The same holds true for Poilievre’s pledge to “build the homes,” a promise that has helped him attract more support from younger voters than any Conservative in his lifetime. Poilievre correctly identified the role that so-called “gatekeepers” at the local level were playing in obstructing the development of new housing supply, and the impact that was having on rents and home prices. 

What he has missed — or, at least, declines to talk about — is the disproportionate role conservative-leaning politicians are playing in that. In Calgary, for example, almost all of the political resistance to the city’s recent blanket up-zoning has come from either conservative-leaning councilors or members of Poilievre’s own Conservative caucus like Calgary Centre MP Greg McLean. In Ontario, Doug Ford’s government has been the biggest enemy of the pro-housing policies espoused by Poilievre. At some point, and probably pretty soon, he’s going to have to pick a side here. 

And then there’s the oil and gas industry, where Poilievre is promising to unleash a flood of new investment in pipelines, LNG terminals, and other energy infrastructure. He’ll repeal Bill C-69, which clarified (and strengthened) the environmental review process for major projects, and Bill-48, which banned tankers off the north coast of British Columbia.
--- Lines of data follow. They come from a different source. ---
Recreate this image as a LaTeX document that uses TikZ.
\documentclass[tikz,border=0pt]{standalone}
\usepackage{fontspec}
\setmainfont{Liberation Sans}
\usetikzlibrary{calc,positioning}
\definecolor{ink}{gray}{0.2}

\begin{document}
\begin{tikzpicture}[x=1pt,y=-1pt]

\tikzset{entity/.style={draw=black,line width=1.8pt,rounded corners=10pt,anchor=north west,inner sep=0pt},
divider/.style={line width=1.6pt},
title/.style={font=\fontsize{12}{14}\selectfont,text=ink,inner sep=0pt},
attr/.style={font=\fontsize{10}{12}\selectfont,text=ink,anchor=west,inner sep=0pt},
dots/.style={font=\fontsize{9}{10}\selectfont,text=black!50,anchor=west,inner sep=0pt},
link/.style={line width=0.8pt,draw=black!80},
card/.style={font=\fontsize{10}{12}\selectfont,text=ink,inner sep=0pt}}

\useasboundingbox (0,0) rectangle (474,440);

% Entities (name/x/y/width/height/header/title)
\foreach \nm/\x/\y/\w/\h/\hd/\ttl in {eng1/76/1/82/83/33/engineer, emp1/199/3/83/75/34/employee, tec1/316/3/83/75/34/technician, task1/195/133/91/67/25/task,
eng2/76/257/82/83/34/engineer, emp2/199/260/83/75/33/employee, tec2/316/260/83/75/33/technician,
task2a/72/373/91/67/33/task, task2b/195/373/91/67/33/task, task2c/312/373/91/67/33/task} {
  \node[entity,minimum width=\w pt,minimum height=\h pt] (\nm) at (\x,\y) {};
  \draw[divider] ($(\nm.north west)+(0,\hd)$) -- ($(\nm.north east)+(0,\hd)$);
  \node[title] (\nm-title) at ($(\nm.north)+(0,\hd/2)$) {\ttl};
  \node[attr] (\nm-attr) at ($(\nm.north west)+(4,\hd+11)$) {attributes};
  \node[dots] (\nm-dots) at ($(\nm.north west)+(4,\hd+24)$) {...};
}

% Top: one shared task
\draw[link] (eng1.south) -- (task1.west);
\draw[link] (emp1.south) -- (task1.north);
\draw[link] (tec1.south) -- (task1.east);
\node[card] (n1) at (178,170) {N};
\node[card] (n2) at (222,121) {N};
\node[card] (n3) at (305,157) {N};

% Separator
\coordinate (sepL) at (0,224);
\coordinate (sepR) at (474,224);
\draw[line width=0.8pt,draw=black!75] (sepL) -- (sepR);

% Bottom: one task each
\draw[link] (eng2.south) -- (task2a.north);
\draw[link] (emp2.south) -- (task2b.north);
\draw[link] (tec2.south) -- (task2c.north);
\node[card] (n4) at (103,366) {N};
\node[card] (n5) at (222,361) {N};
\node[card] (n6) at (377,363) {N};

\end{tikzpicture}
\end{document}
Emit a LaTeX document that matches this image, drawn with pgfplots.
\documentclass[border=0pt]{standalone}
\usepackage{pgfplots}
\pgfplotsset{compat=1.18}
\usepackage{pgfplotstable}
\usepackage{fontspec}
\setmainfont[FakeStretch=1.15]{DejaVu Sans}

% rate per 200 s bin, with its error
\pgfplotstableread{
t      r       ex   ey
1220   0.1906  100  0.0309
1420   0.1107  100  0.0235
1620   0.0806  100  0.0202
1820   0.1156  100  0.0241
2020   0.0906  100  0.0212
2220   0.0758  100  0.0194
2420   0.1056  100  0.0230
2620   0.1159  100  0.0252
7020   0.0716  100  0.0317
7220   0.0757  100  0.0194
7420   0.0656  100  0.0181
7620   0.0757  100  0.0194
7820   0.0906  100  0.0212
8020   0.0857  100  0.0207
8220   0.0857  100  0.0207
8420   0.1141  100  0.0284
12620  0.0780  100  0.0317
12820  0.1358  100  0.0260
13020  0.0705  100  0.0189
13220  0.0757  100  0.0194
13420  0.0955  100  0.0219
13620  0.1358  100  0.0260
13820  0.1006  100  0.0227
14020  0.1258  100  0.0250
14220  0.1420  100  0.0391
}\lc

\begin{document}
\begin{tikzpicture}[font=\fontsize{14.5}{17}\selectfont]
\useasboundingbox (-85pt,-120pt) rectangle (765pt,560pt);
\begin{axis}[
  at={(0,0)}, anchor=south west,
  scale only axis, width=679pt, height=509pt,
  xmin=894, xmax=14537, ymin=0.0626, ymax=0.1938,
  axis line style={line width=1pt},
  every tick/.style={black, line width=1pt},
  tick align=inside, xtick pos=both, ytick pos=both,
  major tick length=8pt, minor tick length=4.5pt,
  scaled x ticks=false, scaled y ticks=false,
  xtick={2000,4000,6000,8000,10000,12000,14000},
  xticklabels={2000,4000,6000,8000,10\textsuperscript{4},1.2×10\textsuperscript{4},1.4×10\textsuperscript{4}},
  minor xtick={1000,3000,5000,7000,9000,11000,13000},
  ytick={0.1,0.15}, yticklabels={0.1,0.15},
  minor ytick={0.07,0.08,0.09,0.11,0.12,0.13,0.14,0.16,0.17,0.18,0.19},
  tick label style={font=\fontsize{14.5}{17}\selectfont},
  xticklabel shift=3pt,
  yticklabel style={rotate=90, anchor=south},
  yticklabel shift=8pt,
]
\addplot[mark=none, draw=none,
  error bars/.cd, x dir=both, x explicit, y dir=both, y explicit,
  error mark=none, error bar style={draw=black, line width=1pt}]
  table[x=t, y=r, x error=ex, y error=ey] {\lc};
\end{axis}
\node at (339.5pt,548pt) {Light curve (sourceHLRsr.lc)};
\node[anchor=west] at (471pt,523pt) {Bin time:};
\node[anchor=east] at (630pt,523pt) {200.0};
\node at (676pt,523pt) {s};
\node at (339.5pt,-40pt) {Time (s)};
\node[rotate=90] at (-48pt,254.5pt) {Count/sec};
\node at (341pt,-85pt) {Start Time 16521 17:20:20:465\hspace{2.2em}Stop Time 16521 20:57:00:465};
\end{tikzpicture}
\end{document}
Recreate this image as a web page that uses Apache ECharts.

And then he and his allies in Alberta will have to watch as they lose their single greatest asset in their crusade to crush climate policy: the ability to blame Justin Trudeau.

For almost a decade now, they’ve pretended that global trends that drove down investment in the U.S. oil and gas industry, to almost the same extent as in Canada, are entirely the doing of the Liberal government. Now, they’ll be forced to contend with reality. Demand for oil and gas will peak within the next decade while the cost of renewable energy and electric vehicles will keep getting cheaper. And while blaming Trudeau will still be a popular sport in Alberta long after Poilievre leaves office — some pundits here still can’t let Pierre go, after all — it won’t work nearly as well outside the province. 

On top of all that, Poilievre will also have to contend with an American president who’s openly hostile to Canada’s economic interests. According to Politico, incoming vice president JD Vance reportedly said, in a confused reference to Poilievre, “it’s not entirely clear it’s better for us to have Mitt Romney with a French accent as prime minister.” So much for Vance’s friend and CPC MP Jamil Jivani playing a moderating influence on the new administration. 

Pierre Poilievre has promised Canadians he will singlehandedly bring down grocery prices, build millions of new homes, and revitalize the oil and gas industry. What happens to his support — and his supporters — when none of that actually happens?

None of this will change the outcome of the next federal election, or the inevitability of a Conservative majority government. But the seeds of future discontent with it are already being sown by Poilievre himself, and they will almost certainly take root in his own political fields.